Il drone solitario e l’assenza del fotografo

Da molto tempo, ormai, l’utilizzo militare dei droni ci ha posto importanti questioni etiche, legate soprattutto alla responsabilità morale dell’”operatore” che, a migliaia di chilometri, può effettuare operazioni di sorveglianza in zone pericolose per piloti umani, ma anche colpire bersagli con i missili.

Questa è una sorta di “virtualizzazione” che, ovviamente, ha nuove e profonde ripercussioni psicologiche su chi, dall’altra arte del mondo, pilota e utilizza per fini di combattimento un drone.

Non sto dando giudizi morali, strumenti così precisi, a volte, possono permettere rilevamenti e interventi in grado di limitare le perdite umane rispetto agli attacchi tradizionali.

Quello che interessa a noi, in questa sede, è il fatto che, in ambito molto meno drammatici, ora è possibile, anche per noi “civili”, provare esperienze simili, grazie a servizi come Flythere.

 

 

Se tra chi mi legge c’è qualche astrofilo, probabilmente avrà già provato da tempo servizi analoghi, dato che, presso alcuni osservatori astronomici, è possibile “affittare” strumenti di livello anche molto alto, per condurre le proprie osservazioni da casa, tramite il proprio computer.

Con Flythere, e con servizi simili, è possibile, invece, affittare a tempo un drone e pilotarlo da casa, tramite computer o app, con, ovviamente, l’opzione di scattare foto.

Qui il video che spiega come funziona il servizio.

 

“Fighissimo!”, direte voi, ma io ho qualche riserva: vediamo di ragionarci insieme.

In primo luogo l’offerta di location è per ora limitata, per cui, alla fine, otterremo tutti più o meno immagini identiche, quindi assolutamente insignificanti e inutili.

Poi ci sono le questioni legali: si vola in paesi con normative completamente diverse, in condizioni che, non essendo in loco, non possiamo conoscere (ci saranno persone, quale è la forza del vento, …)?

Siamo affiancati, ovviamente da un pilota “reale”, pronto a intervenire, in stile “doppi comandi” delle automobili delle scuole guida, in caso di difficoltà.

 

Però se mentre sto pilotando io si presenta qualche problema e il drone crasha in testa a qualcuno, di chi è la responsabilità, e in che termini, visto che non ho la più pallida idea della normativa del paese nel quale sto operando?
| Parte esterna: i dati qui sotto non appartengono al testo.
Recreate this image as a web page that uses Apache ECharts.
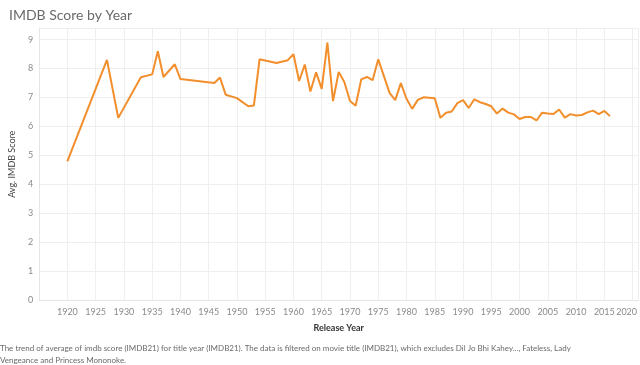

Vi è un’ultima questione, che però è squisitamente caratteriale.

Io faccio molta fatica a fotografare qualcosa o qualcuno con il quale non instauro un qualche tipo di relazione, di dialogo.

Un’esperienza del genere, secondo me, è troppo “sterile” e non solo per mancanza di una relazione tangibile con ciò che sto fotografando.

Il bello del fotografare un luogo che non si conosce è, infatti, proprio il percorso di documentazione e di ricerca, che ci aiuta a rappresentarlo in modo significativo.

Vi è poi la questione “improvvisazione”: sappiamo bene come, a distanza, possiamo farci una certa idea di un luogo, che però può anche cambiare ci arriviamo, portandoci verso percorsi di rappresentazione e di interpretazione differenti da quelli che avevamo pianificato. Tutto ciò, ovviamente, è impossibile con Flythere, dato che il nostro “drone in affitto” sarà disponibile in un’ora precisa in un luogo altrettanto non modificabile.

L’esperienza “mordi e fuggi” del drone pilotato dall’altra parte del mondo è più simile a quella di un bel videogame: divertente, ma anche priva di emozione profonda e, quindi, in grado di permetterci solamente una rappresentazione del mondo fredda, non partecipata e superficiale.